> Task directions
Retype exactly what appears below from the line containing "Write the seaborn" down to the line containing "import seaborn as sns", keeping both end lines. Do not include pictures.

Charts and diagrams as code
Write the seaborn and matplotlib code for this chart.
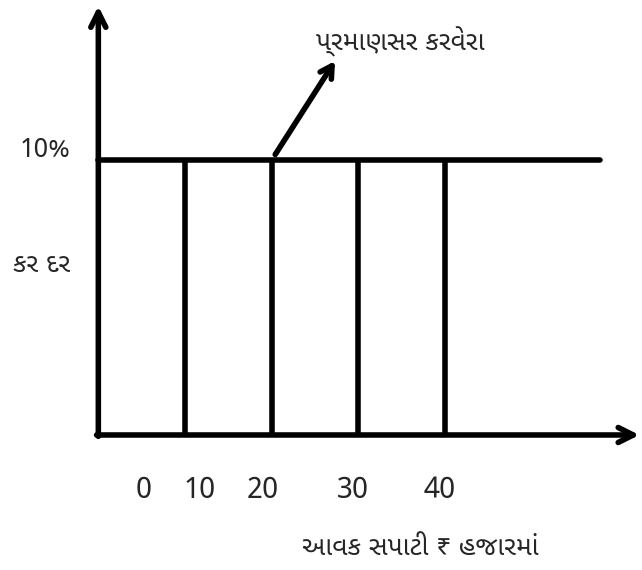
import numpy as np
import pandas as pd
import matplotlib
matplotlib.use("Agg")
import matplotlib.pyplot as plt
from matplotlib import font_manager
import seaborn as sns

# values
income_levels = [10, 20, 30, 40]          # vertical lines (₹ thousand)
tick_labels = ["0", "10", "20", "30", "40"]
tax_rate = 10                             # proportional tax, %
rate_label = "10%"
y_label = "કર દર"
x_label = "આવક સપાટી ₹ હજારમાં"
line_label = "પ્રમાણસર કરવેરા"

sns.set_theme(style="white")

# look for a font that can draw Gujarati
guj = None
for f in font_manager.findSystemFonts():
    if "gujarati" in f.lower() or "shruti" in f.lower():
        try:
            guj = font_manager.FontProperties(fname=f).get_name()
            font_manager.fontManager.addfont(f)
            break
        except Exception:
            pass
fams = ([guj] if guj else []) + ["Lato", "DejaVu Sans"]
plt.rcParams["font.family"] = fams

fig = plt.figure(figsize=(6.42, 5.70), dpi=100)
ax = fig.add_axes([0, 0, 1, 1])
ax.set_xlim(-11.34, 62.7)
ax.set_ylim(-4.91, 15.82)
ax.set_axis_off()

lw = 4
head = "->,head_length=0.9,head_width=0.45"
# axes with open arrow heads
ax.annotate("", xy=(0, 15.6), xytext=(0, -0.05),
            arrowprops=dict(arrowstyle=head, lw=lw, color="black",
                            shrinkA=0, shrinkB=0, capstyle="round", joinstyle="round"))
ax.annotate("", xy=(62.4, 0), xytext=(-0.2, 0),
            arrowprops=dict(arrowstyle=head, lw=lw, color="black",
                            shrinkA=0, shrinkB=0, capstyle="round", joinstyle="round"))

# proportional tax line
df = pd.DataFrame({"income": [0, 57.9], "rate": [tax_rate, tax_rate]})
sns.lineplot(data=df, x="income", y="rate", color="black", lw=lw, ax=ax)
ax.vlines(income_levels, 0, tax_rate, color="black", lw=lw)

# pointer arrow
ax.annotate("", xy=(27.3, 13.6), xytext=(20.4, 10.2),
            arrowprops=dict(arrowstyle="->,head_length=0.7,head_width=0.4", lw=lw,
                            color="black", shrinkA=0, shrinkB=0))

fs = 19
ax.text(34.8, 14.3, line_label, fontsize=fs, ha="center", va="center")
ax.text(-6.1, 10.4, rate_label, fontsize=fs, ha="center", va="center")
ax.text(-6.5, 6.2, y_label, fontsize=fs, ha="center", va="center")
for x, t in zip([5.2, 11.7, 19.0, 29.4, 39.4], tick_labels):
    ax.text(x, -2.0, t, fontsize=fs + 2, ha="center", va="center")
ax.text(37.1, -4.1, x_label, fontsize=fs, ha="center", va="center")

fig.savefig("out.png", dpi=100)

--

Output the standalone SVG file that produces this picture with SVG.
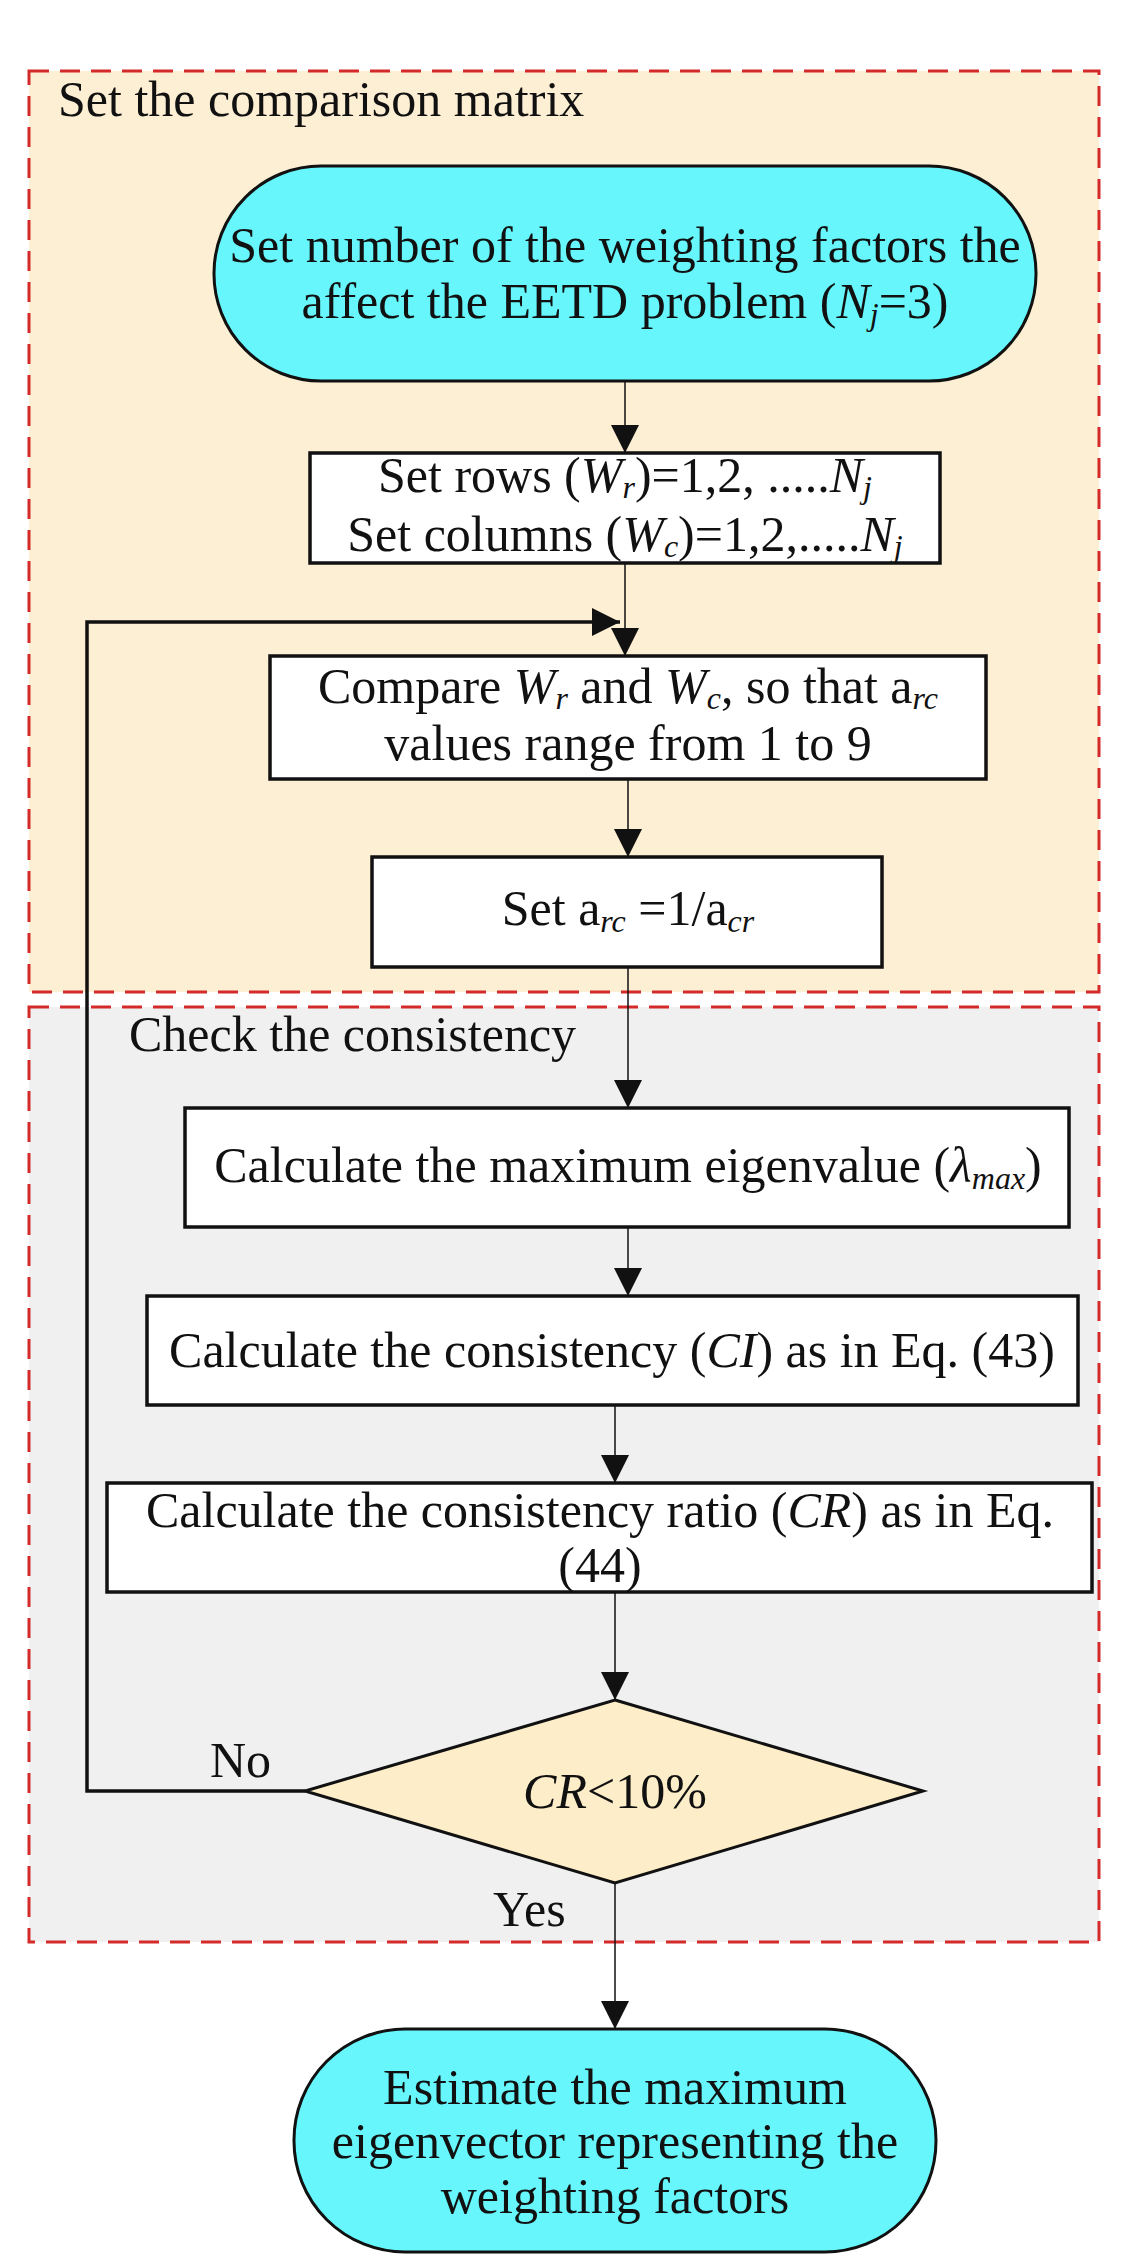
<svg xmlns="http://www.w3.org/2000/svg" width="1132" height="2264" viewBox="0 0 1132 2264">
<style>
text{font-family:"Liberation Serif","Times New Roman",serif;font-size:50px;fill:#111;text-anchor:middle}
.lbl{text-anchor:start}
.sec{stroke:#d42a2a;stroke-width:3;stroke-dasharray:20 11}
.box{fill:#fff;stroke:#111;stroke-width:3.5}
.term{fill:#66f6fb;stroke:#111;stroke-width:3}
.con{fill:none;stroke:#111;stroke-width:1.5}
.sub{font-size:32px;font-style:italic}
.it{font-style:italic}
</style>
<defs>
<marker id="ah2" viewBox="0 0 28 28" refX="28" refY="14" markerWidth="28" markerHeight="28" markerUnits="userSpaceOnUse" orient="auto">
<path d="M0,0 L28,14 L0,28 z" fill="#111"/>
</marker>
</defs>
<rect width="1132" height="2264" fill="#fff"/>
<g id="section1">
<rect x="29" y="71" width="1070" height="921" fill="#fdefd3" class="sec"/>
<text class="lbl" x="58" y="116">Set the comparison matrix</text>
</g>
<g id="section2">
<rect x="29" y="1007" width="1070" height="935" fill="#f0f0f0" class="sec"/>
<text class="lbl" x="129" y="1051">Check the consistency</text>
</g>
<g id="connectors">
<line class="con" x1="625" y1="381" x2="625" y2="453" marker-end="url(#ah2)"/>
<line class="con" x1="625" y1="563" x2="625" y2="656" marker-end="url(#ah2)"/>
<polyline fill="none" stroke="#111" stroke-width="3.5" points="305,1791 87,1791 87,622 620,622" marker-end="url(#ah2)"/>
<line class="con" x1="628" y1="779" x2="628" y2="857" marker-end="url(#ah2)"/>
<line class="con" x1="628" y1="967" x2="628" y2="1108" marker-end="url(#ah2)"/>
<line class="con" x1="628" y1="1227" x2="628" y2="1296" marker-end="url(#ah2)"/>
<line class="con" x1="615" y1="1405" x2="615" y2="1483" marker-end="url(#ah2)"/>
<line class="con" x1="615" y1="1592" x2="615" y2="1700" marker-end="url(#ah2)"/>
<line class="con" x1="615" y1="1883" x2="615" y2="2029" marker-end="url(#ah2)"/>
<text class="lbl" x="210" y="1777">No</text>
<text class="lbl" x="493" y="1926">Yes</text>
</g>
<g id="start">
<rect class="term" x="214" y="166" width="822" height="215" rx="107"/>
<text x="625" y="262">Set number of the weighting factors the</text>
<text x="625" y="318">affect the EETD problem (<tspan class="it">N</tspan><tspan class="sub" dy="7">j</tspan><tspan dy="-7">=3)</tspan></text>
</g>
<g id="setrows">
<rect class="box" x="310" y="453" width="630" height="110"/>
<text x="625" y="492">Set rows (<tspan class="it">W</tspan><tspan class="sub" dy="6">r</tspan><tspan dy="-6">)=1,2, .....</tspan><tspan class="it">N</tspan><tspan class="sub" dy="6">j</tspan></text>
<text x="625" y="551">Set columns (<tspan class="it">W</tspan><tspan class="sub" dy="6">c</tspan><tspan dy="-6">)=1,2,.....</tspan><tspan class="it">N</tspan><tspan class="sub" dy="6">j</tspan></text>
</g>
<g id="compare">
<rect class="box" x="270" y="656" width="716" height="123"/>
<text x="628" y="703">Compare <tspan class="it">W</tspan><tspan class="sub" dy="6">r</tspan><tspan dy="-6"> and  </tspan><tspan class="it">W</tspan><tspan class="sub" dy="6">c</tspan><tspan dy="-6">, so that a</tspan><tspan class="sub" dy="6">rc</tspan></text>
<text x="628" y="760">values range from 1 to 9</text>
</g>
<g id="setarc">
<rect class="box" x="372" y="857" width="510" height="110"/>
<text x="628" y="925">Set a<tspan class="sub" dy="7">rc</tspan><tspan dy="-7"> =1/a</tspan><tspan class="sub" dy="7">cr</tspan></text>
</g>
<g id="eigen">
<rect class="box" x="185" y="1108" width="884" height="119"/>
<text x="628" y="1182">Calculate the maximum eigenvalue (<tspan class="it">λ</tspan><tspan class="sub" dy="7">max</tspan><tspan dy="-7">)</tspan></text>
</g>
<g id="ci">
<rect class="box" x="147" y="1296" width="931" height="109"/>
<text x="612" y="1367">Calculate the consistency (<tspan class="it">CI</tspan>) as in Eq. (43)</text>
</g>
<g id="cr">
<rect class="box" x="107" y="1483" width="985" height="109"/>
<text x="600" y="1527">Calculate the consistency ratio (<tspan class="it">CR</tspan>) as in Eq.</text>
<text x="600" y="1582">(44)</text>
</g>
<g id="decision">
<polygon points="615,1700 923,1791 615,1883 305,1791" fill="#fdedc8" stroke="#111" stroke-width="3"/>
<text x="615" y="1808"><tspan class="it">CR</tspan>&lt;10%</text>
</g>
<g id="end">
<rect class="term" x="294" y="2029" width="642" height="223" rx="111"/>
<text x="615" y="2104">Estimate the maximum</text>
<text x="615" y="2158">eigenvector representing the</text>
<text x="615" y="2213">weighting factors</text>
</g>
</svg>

> Right answer
Write the seaborn and matplotlib code for this chart.
import numpy as np
import pandas as pd
import matplotlib
matplotlib.use("Agg")
import matplotlib.pyplot as plt
from matplotlib import font_manager
import seaborn as sns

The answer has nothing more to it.